Common Questions and Addressing Concerns (FAQ)

As teams adopt this mindset, several questions and concerns consistently arise. Addressing them head-on can smooth the implementation path.

Isn't This Over-Engineering for a Simple Script?

It can feel that way for a one-off personal script. The key is proportionality. The principle is a spectrum. For a truly simple, non-critical task, maybe just adding a timeout wrapper is enough. The core idea is to consciously consider what happens when the task fails or hangs. Even adding a single line that logs "Starting..." and "Finished..." is a step toward the principle. The over-engineering risk is lower than the risk of a critical, silent failure down the line. Start small, but start with the right mindset.

What If My Task Legitimately Takes a Variable, Long Time?

Some tasks, like processing a large dataset, have highly variable runtimes. The solution is not to remove the time box, but to design for it. Break the task into smaller, time-boxed chunks. Process 10,000 records at a time, not 10 million. Checkpoint your progress after each chunk. If the time box is hit, the script can exit cleanly, recording how far it got. The next run can resume from the last checkpoint. This pattern, inspired by batch processing in big data, turns a monolithic, unpredictable task into a series of predictable, safe steps.

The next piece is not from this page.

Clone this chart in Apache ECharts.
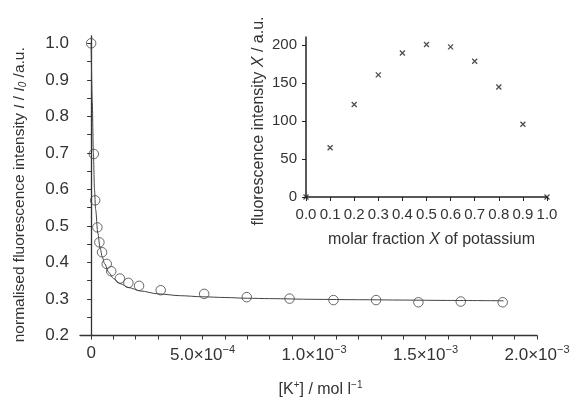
<!DOCTYPE html>
<html><head><meta charset="utf-8">
<script src="https://cdn.jsdelivr.net/npm/echarts@6/dist/echarts.min.js"></script>
<style>html,body{margin:0;padding:0;background:#fff}#c{width:573px;height:403px}</style>
</head><body><div id="c"></div>
<script>
// main chart: quenching titration, x in mol/l
var conc = [0, 0.12e-4, 0.18e-4, 0.28e-4, 0.37e-4, 0.49e-4, 0.70e-4, 0.90e-4, 1.29e-4, 1.67e-4, 2.15e-4, 3.12e-4, 5.07e-4, 6.98e-4, 8.90e-4, 10.87e-4, 12.78e-4, 14.68e-4, 16.58e-4, 18.46e-4];
var ratio = [1.0, 0.697, 0.570, 0.496, 0.455, 0.428, 0.396, 0.376, 0.356, 0.344, 0.336, 0.324, 0.314, 0.305, 0.301, 0.297, 0.297, 0.291, 0.293, 0.291];
var fitX = [0, 0.05e-4, 0.1e-4, 0.15e-4, 0.2e-4, 0.3e-4, 0.4e-4, 0.5e-4, 0.6e-4, 0.8e-4, 1.0e-4, 1.3e-4, 1.7e-4, 2.2e-4, 3.0e-4, 4.0e-4, 5.0e-4, 6.0e-4, 7.0e-4, 8.0e-4, 10e-4, 12e-4, 14e-4, 16e-4, 18.5e-4];
var fitY = [1.0, 0.84, 0.70, 0.60, 0.545, 0.48, 0.44, 0.415, 0.397, 0.372, 0.356, 0.342, 0.331, 0.322, 0.314, 0.309, 0.306, 0.304, 0.302, 0.301, 0.299, 0.298, 0.297, 0.296, 0.295];
var xTickVals = [0, 5e-4, 10e-4, 15e-4, 20e-4];
var xTickMant = ['0', '5.0×10', '1.0×10', '1.5×10', '2.0×10'];
var xTickExp = ['', '−4', '−3', '−3', '−3'];
var yTickVals = [0.2, 0.3, 0.4, 0.5, 0.6, 0.7, 0.8, 0.9, 1.0];
var yTickText = ['0.2', '0.3', '0.4', '0.5', '0.6', '0.7', '0.8', '0.9', '1.0'];
// inset: Job plot
var molFrac = [0.0, 0.1, 0.2, 0.3, 0.4, 0.5, 0.6, 0.7, 0.8, 0.9, 1.0];
var jobInt = [0, 65, 122, 161, 190, 201, 198, 179, 145, 96, 0];
var insetXTicks = ['0.0','0.1','0.2','0.3','0.4','0.5','0.6','0.7','0.8','0.9','1.0'];

var xMinorTicks = [];
for (var i = 0; i <= 20; i++) xMinorTicks.push(i * 1e-4);
var yMinorTicks = [];
for (var j = 0; j <= 16; j++) yMinorTicks.push(+(0.2 + j * 0.05).toFixed(2));

var FONT = 'Liberation Sans, Arial, sans-serif';
var TXT = '#333';
var chart = echarts.init(document.getElementById('c'), null, {renderer: 'canvas'});
chart.setOption({
  animation: false,
  backgroundColor: '#fff',
  textStyle: {fontFamily: FONT},
  grid: [
    {left: 80, right: 36, top: 36, bottom: 62},
    {left: 306, right: 26, top: 37, bottom: 206}
  ],
  xAxis: [{
    gridIndex: 0, type: 'value', min: -0.5e-4, max: 20e-4,
    splitLine: {show: false},
    axisLine: {lineStyle: {color: '#333', width: 1.3}},
    axisTick: {customValues: xMinorTicks, length: 4, lineStyle: {color: '#333'}},
    axisLabel: {
      customValues: xTickVals, margin: 9,
      formatter: function (v) {
        var k = 0, best = 1e9;
        for (var i = 0; i < xTickVals.length; i++) { var d = Math.abs(xTickVals[i] - v); if (d < best) { best = d; k = i; } }
        return xTickExp[k] ? '{b|' + xTickMant[k] + '}{s|' + xTickExp[k] + '}' : '{b|' + xTickMant[k] + '}';
      },
      rich: {b: {fontSize: 17, color: TXT, fontFamily: FONT}, s: {fontSize: 11, color: TXT, fontFamily: FONT, padding: [0, 0, 10, 0]}}
    },
    name: '[K{s|+}] / mol l{s|−1}', nameLocation: 'middle', nameGap: 45,
    nameTextStyle: {fontSize: 16, color: TXT, padding: [0, 0, 0, 24],
      rich: {s: {fontSize: 10, color: TXT, padding: [0, 0, 9, 0]}}}
  }, {
    gridIndex: 1, type: 'value', min: 0, max: 1.0, interval: 0.1,
    splitLine: {show: false},
    axisLine: {lineStyle: {color: '#222', width: 1.5}},
    axisTick: {length: 4, lineStyle: {color: '#222'}},
    axisLabel: {margin: 10, fontSize: 15, color: TXT, showMinLabel: true, showMaxLabel: true,
      formatter: function (v) { return insetXTicks[Math.round(v * 10)]; }},
    name: 'molar fraction {i|X} of potassium', nameLocation: 'middle', nameGap: 35,
    nameTextStyle: {fontSize: 16, color: TXT, padding: [0, 0, 0, 10], rich: {i: {fontSize: 16, fontStyle: 'italic', color: TXT}}}
  }],
  yAxis: [{
    gridIndex: 0, type: 'value', min: 0.2, max: 1.02,
    splitLine: {show: false},
    axisLine: {lineStyle: {color: '#333', width: 1.3}},
    axisTick: {customValues: yMinorTicks, length: 4, lineStyle: {color: '#333'}},
    axisLabel: {customValues: yTickVals, margin: 11, fontSize: 17, color: TXT,
      formatter: function (v) { return yTickText[Math.round((v - 0.2) * 10)]; }},
    name: 'normalised fluorescence intensity {i|I} / {i|I}{sub|0} /a.u.', nameLocation: 'middle', nameGap: 52,
    nameTextStyle: {fontSize: 15.5, color: TXT, padding: [0, 18, 0, 0],
      rich: {i: {fontSize: 15.5, fontStyle: 'italic', color: TXT}, sub: {fontSize: 10, color: TXT, fontStyle: 'italic', padding: [6, 0, 0, 0]}}}
  }, {
    gridIndex: 1, type: 'value', min: 0, max: 211,
    splitLine: {show: false},
    axisLine: {lineStyle: {color: '#222', width: 1.5}},
    axisTick: {customValues: [0, 50, 100, 150, 200], length: 4, lineStyle: {color: '#222'}},
    axisLabel: {customValues: [0, 50, 100, 150, 200], margin: 9, fontSize: 15, color: TXT},
    name: 'fluorescence intensity {i|X} / a.u.', nameLocation: 'middle', nameGap: 39,
    nameTextStyle: {fontSize: 16, color: TXT, padding: [0, 8, 0, 0], rich: {i: {fontSize: 16, fontStyle: 'italic', color: TXT}}}
  }],
  series: [{
    type: 'line', xAxisIndex: 0, yAxisIndex: 0,
    data: fitX.map(function (x, i) { return [x, fitY[i]]; }),
    showSymbol: false, smooth: 0.3, smoothMonotone: 'x',
    lineStyle: {color: '#444', width: 1}, z: 2
  }, {
    type: 'scatter', xAxisIndex: 0, yAxisIndex: 0,
    data: conc.map(function (x, i) { return [x, ratio[i]]; }),
    symbol: 'circle', symbolSize: 9.5,
    itemStyle: {color: 'rgba(255,255,255,0)', borderColor: '#444', borderWidth: 1}, z: 3
  }, {
    type: 'scatter', xAxisIndex: 1, yAxisIndex: 1,
    data: molFrac.map(function (x, i) { return [x, jobInt[i]]; }),
    symbol: 'path://M0,0L10,10M10,0L0,10', symbolSize: 5,
    itemStyle: {color: 'none', borderColor: '#222', borderWidth: 1.3}, z: 3
  }]
});
</script></body></html>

How Do I Handle Tasks with Dependencies?

Dependencies (Task B needs Task A's output) are where simple schedulers like cron struggle. The Kitchen Timer principle provides the tools to manage them. Task A's completion signal (e.g., a success log entry or a flag file) becomes the trigger for Task B. You can implement this with a wrapper that polls for that signal before launching B. More robustly, this is the primary value of orchestrators like Airflow, which define these dependencies explicitly in a workflow graph (DAG). In such systems, each node in the graph is a time-boxed task with a defined state, and the orchestrator manages the flow based on success/failure outcomes.

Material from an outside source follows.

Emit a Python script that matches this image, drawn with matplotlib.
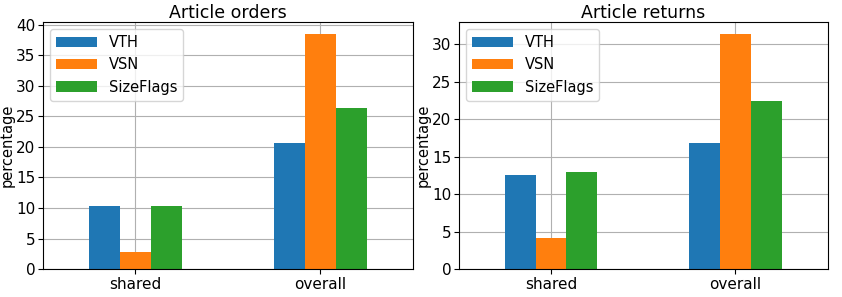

Doesn't a Timeout Kill the Task Messily? What About Data Integrity?

This is a critical concern. A hard kill (SIGKILL) can corrupt data. The solution is to use a graceful shutdown signal first. The `timeout` command in Linux sends SIGTERM first, allowing your script to catch it, clean up temporary files, and exit with a controlled error. Your script should handle SIGTERM. If it doesn't exit after a grace period, then a SIGKILL follows. Furthermore, tasks should be designed to be idempotent—able to be run multiple times without causing duplicate or corrupt side effects. This combination (graceful timeouts + idempotency) makes time-boxing safe for data integrity.

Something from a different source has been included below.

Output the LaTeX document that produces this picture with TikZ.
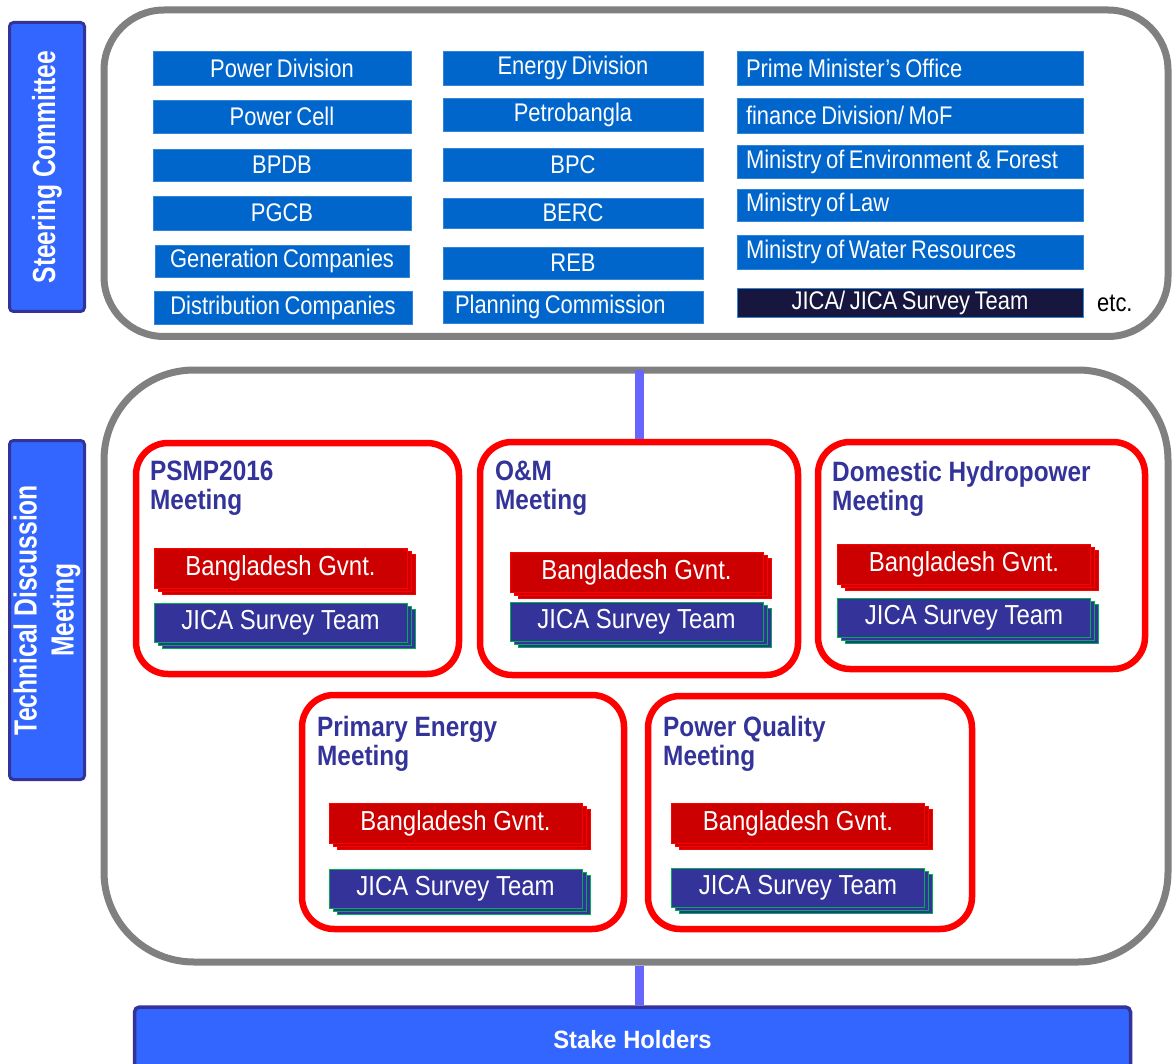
\documentclass[tikz,border=0pt]{standalone}
\usepackage{fontspec}
\setmainfont{Liberation Sans}
\newfontfamily\boxfont{Liberation Sans}[FakeStretch=0.86, WordSpace=0.75]
\newfontfamily\meetfont{Liberation Sans}[FakeStretch=0.87]
\newfontfamily\rotfont{Liberation Sans}[FakeStretch=0.77]
\newfontfamily\stakefont{Liberation Sans}[FakeStretch=0.95]
\definecolor{boxblue}{HTML}{0066CC}
\definecolor{boxedge}{HTML}{3385D6}
\definecolor{navy}{HTML}{16163F}
\definecolor{greyline}{HTML}{808080}
\definecolor{sideblue}{HTML}{3366FF}
\definecolor{sideedge}{HTML}{333399}
\definecolor{govred}{HTML}{CC0000}
\definecolor{govedge}{HTML}{FF0000}
\definecolor{jicablue}{HTML}{333399}
\definecolor{jicaedge}{HTML}{00B050}
\definecolor{titleblue}{HTML}{333399}
\definecolor{connblue}{HTML}{6666FF}
\tikzset{
  greybox/.style={draw=greyline, line width=7pt, inner sep=0pt},
  orgbox/.style={fill=boxblue, draw=boxedge, line width=0.8pt, text=white,
    font={\boxfont\fontsize{25.5}{29}\selectfont}, inner sep=0pt},
  col1/.style={orgbox, minimum width=258pt},
  col2/.style={orgbox, minimum width=260pt},
  leftin/.style={execute at begin node={\hbox to #1\bgroup},
    execute at end node={\hfil\egroup}},
  col3/.style={orgbox, minimum width=346pt, leftin=328pt},
  sidelabel/.style={fill=sideblue, draw=sideedge, line width=3pt, rounded corners=4pt,
    rotate=90, text=white, font={\rotfont\bfseries\fontsize{32}{37}\selectfont},
    align=center, inner sep=0pt},
  meetbox/.style={draw=govedge, line width=6.5pt, rounded corners=32pt, inner sep=0pt},
  meettitle/.style={anchor=north west, inner sep=0pt, align=left, text=titleblue,
    font={\meetfont\bfseries\fontsize{28}{29}\selectfont}},
  govbox/.style={fill=govred, draw=govedge, line width=1pt, minimum width=253pt,
    minimum height=40pt, text=white, inner sep=0pt,
    font={\meetfont\fontsize{27.5}{30}\selectfont}},
  jicabox/.style={fill=jicablue, draw=jicaedge, line width=1pt, minimum width=253pt,
    minimum height=39pt, text=white, inner sep=0pt,
    font={\meetfont\fontsize{27.5}{30}\selectfont}},
  conn/.style={draw=connblue, line width=9pt},
}
\newcommand\stackbox[5]{%
  \node[#2] (#1-c) at ({#3+8},{#4+6}) {};
  \node[#2] (#1-b) at ({#3+4},{#4+3}) {};
  \node[#2] (#1) at (#3,#4) {#5};
}
\begin{document}
\begin{tikzpicture}[x=1pt,y=-1pt]
\useasboundingbox (0,0) rectangle (1172,1064);

% side labels
\node[sidelabel, minimum width=289pt, minimum height=75pt] (sc) at (47,167) {Steering Committee};
\node[sidelabel, minimum width=339pt, minimum height=75pt] (tdlabel) at (47,610) {Technical Discussion\\Meeting};

% grey containers
\node[greybox, rounded corners=60pt, minimum width=1064pt, minimum height=326.5pt] (steer) at (636,173.25) {};
\node[greybox, rounded corners=90pt, minimum width=1064pt, minimum height=592pt] (tdm) at (636,666) {};

% column 1
\node[col1, minimum height=34pt] (pd) at (282,68) {Power Division};
\node[col1, minimum height=33pt] (pc) at (282,116.5) {Power Cell};
\node[col1, minimum height=32pt] (bpdb) at (282,165) {BPDB};
\node[col1, minimum height=34pt] (pgcb) at (282,213) {PGCB};
\node[col1, minimum width=254pt, minimum height=32pt] (gen) at (282,261) {Generation Companies};
\node[col1, minimum height=33pt] (dist) at (283,307.5) {Distribution Companies};

% column 2
\node[col2, minimum height=34pt] (ed) at (573,68) {Energy Division};
\node[col2, minimum height=33pt] (petro) at (573,114.5) {Petrobangla};
\node[col2, minimum height=33pt] (bpc) at (573,164.5) {BPC};
\node[col2, minimum height=30pt] (berc) at (573,213) {BERC};
\node[col2, minimum height=32pt] (reb) at (573,263) {REB};
\node[col2, minimum height=32pt, leftin=236pt] (plan) at (573,307) {Planning Commission};

% column 3
\node[col3, minimum height=34pt] (pmo) at (910,68) {Prime Minister’s Office};
\node[col3, minimum height=35pt] (fin) at (910,115.5) {finance Division/ MoF};
\node[col3, minimum height=33pt] (moef) at (910,161.5) {Ministry of Environment \& Forest};
\node[col3, minimum height=32pt] (law) at (910,205) {Ministry of Law};
\node[col3, minimum height=34pt] (water) at (910,252) {Ministry of Water Resources};
\node[orgbox, fill=navy, draw=boxedge, minimum width=346pt, minimum height=29pt] (jica) at (910,302.5) {JICA/ JICA Survey Team};
\node[anchor=base west, inner sep=0pt, font={\boxfont\fontsize{25.5}{29}\selectfont}] (etc) at (1097,312) {etc.};

% meeting boxes
\node[meetbox, minimum width=323pt, minimum height=231pt] (psmp) at (297.5,558.5) {};
\node[meetbox, minimum width=318pt, minimum height=233pt] (om) at (639,558.5) {};
\node[meetbox, minimum width=327pt, minimum height=227pt] (dom) at (981.5,555.5) {};
\node[meetbox, minimum width=322pt, minimum height=234pt] (prim) at (463,812) {};
\node[meetbox, minimum width=324pt, minimum height=233pt] (pq) at (810,812.5) {};

\node[meettitle] (psmpt) at (150,461) {PSMP2016\\Meeting};
\node[meettitle] (omt) at (495,461) {O\&M\\Meeting};
\node[meettitle] (domt) at (832,461) {Domestic Hydropower\\Meeting};
\node[meettitle] (primt) at (317,716) {Primary Energy\\Meeting};
\node[meettitle] (pqt) at (663,716) {Power Quality\\Meeting};

\stackbox{psmpg}{govbox}{280.5}{568.5}{Bangladesh Gvnt.}
\stackbox{psmpj}{jicabox}{280.5}{622.5}{JICA Survey Team}
\stackbox{omg}{govbox}{636.5}{572}{Bangladesh Gvnt.}
\stackbox{omj}{jicabox}{636.5}{622}{JICA Survey Team}
\stackbox{domg}{govbox}{964}{564}{Bangladesh Gvnt.}
\stackbox{domj}{jicabox}{964}{617.5}{JICA Survey Team}
\stackbox{primg}{govbox}{455.5}{823}{Bangladesh Gvnt.}
\stackbox{primj}{jicabox}{455.5}{889}{JICA Survey Team}
\stackbox{pqg}{govbox}{798}{823}{Bangladesh Gvnt.}
\stackbox{pqj}{jicabox}{798}{888}{JICA Survey Team}

% stake holders
\node[fill=sideblue, draw=sideedge, line width=3.5pt, rounded corners=5pt,
  minimum width=996pt, minimum height=66pt, text=white, inner sep=0pt,
  font={\stakefont\bfseries\fontsize{25}{28}\selectfont}] (stake) at (632.5,1040) {Stake Holders};

% connectors
\draw[conn] (om.north |- tdm.north) ++(0,3.5) -- (om.north);
\draw[conn] (om.north |- tdm.south) -- (om.north |- stake.north);
\end{tikzpicture}
\end{document}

Conclusion: From Principle to Practice

The journey from fragile, hope-based automation to reliable, engineered systems begins with a shift in perspective. The Kitchen Timer principle offers that perspective through a simple, powerful analogy. It moves the focus from "How do I make this work once?" to "How do I make this work reliably the ten-thousandth time, under imperfect conditions?" By insisting on a time box, a completion signal, and a clear done state, you build tasks that respect their boundaries and communicate their health. Start by applying it to your most annoying, brittle automation. Wrap it in a timeout, make it log its outcome, and define what success looks like. The immediate gain is peace of mind. The long-term gain is a foundation upon which you can build increasingly complex and valuable automated processes, confident that each component is observable, contained, and trustworthy. Remember, the goal of automation is not just to save time, but to create systems that work reliably so you can focus on more important problems.